With increasing autonomy and memory comes responsibility:

• Privacy: Federated learning, active unlearning, and parameter-only updates minimize risk of data exposure in multi-user deployments (Guerdan et al., 2022, Huang et al., 27 Jan 2026).
• Fairness: Ranking modules in RS-based frameworks can enforce demographic parity, minimum exposure, and bias-corrected loss functions to ensure inclusive adaptation (Huang et al., 27 Jan 2026).
• Transparency and Explainability: White-box, theory-of-mind dynamic models and concept bottleneck architectures yield explicit, queryable explanations for robot decisions and action selection, essential for trust and regulatory compliance (Patrício et al., 30 Apr 2025, Patel et al., 2024).
• Ethical Design Guidelines: Personalization should incorporate explicit adaptation bounds, reflection on comfort/engagement levels, and scenario-tagging to avoid misaligned expectations or unintended affective consequences (Huang et al., 2023, Balossino et al., 8 Aug 2025).

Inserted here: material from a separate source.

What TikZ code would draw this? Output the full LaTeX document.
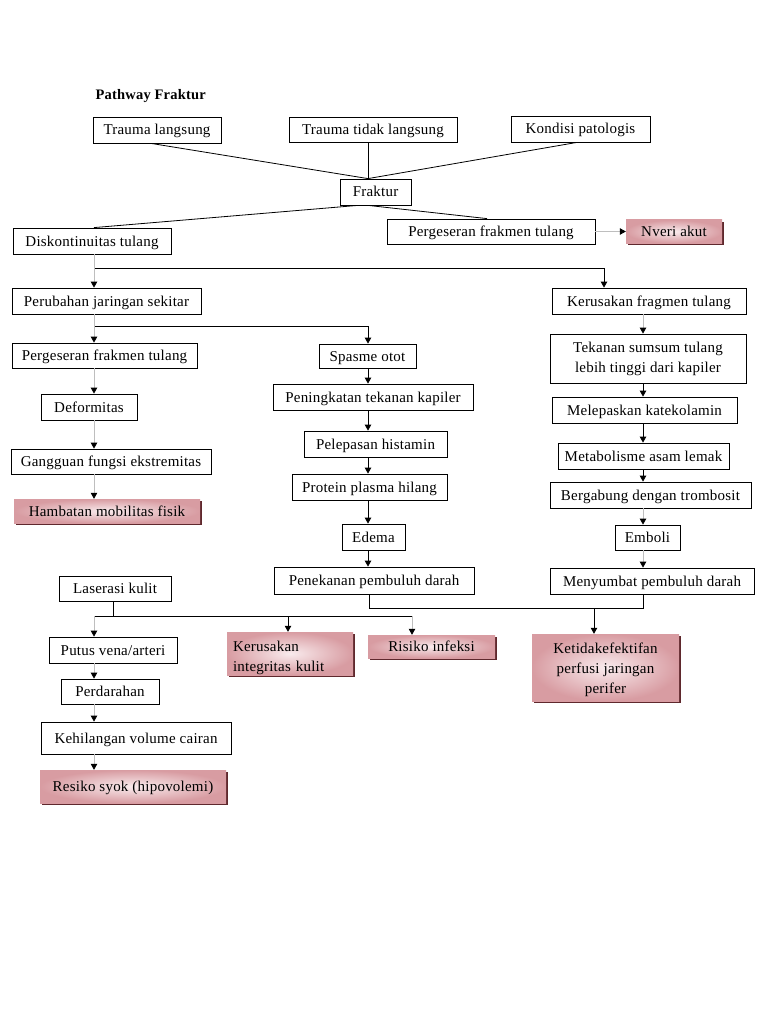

7. Future Research Directions

Key research challenges persist:

• Robust real-time affect and engagement estimation, including vision/audio fusion in noisy and short-window environments (Balossino et al., 8 Aug 2025).
• Group personalization for multi-user social settings, combining individual profiles via social compatibility metrics.
• Lifelong and non-stationary learning, to accommodate evolving user habits and preferences over months/years (Patel et al., 2024, Guerdan et al., 2022).
• Integration with IoT and context sensors, enabling pervasive adaptation of speech, locomotion, and proxemics.
• Richer user models—layered explicit, stereotype-based, and implicitly inferred traits—supporting cold-start scenarios and dynamically modulating trust, empathy, competence, and perceived friendliness.

Personalization in social robots remains a rapidly advancing intersection of engineering, psychology, and HRI, with the empirical consensus converging on modular, scenario- and profile-aware adaptation, robust interpretability, and responsible data stewardship as prerequisites for widespread acceptance and efficacy.